Ok, we run the checks of the workflows. I have not specified any schema though. I assume it will check against the standard schema for workflows?

webknjaz commented 10 months ago

We are using a release environment in the example? Do you mean we should more explicitly mention it or do we oversee something here?

Well, in the current readme it's not used. Only in the example above. But envs are auto-created. The problem is that they are created without any protection on. So it'd be important to call out that it's recommended to create the env manually and set up required reviewers there, for example, so the workflow is paused before starting the job. Otherwise, it's not doing much. Setting this up will make it so only trusted humans would be able to resume the workflow execution, letting the publishing to actually happen.

webknjaz commented 10 months ago

Ok, we run the checks of the workflows. I have not specified any schema though. I assume it will check against the standard schema for workflows?

Yes, it runs the checks against some standard schemas published on the schema store.

You can add another check pointing at an in-repo schema file that you would make yourself.

tschm commented 10 months ago

Ok, we run the checks of the workflows. I have not specified any schema though. I assume it will check against the standard schema for workflows?

Yes, it runs the checks against some standard schemas published on the schema store.

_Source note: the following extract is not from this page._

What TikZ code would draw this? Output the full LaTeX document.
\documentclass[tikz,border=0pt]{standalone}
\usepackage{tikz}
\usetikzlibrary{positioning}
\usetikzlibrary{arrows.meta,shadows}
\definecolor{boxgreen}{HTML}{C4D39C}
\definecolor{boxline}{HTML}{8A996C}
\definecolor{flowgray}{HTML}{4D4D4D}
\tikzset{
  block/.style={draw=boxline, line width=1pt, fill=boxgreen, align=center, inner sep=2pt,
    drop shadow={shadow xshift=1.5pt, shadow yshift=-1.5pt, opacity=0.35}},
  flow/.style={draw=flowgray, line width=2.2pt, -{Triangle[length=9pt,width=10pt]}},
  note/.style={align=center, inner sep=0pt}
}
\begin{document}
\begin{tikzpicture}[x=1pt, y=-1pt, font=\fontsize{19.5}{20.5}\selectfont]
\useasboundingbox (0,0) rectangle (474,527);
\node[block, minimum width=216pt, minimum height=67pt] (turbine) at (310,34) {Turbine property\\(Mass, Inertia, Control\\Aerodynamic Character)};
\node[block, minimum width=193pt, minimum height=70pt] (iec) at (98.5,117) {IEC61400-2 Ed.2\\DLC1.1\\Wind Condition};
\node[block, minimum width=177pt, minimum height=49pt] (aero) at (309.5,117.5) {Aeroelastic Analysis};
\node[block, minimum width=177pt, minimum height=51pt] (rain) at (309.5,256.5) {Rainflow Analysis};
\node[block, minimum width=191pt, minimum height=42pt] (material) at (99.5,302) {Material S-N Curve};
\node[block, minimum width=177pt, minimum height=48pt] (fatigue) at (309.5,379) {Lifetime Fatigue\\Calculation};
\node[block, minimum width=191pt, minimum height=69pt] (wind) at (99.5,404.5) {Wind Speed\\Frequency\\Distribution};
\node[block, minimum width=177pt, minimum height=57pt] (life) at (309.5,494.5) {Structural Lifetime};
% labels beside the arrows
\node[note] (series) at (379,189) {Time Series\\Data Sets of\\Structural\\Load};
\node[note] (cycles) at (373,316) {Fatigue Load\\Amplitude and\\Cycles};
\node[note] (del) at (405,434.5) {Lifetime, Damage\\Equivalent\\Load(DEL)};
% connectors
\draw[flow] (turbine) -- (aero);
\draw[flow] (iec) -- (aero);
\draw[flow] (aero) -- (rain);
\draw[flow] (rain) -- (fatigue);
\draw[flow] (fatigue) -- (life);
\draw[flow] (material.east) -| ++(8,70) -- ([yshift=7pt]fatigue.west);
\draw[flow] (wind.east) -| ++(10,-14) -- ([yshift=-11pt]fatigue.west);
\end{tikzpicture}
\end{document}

You can add another check pointing at an in-repo schema file that you would make yourself.

Ok, understood. Might come in handy at different other projects where the yaml file is say the configuration for a professional engine trading international stock markets :-)

tschm commented 10 months ago

We are using a release environment in the example? Do you mean we should more explicitly mention it or do we oversee something here?

Well, in the current readme it's not used. Only in the example above. But envs are auto-created. The problem is that they are created without any protection on. So it'd be important to call out that it's recommended to create the env manually and set up required reviewers there, for example, so the workflow is paused before starting the job. Otherwise, it's not doing much. Setting this up will make it so only trusted humans would be able to resume the workflow execution, letting the publishing to actually happen.

I see. I guess we have done this almost correct then. I tend to use the release environment and I have protection rules in place for this environment. So, I guess we ramp up the protection for this environment.

webknjaz commented 10 months ago

I usually call the environment pypi because: 1) There might also be testpypi, which requires different rules and secrets 2) it's a clearly separate publishing target 3) there might be other targets like GH releases, they will likely do semantically different things. 4) The name release (that I also used to use in the past) is too broad and would match any of these separate jobs so it doesn't help to accurately identify its purpose.

tschm commented 10 months ago

I usually call the environment pypi because:

  1. There might also be testpypi, which requires different rules and secrets
  2. it's a clearly separate publishing target
  3. there might be other targets like GH releases, they will likely do semantically different things.
  4. The name release (that I also used to use in the past) is too broad and would match any of these separate jobs so it doesn't help to accurately identify its purpose.

I like that idea.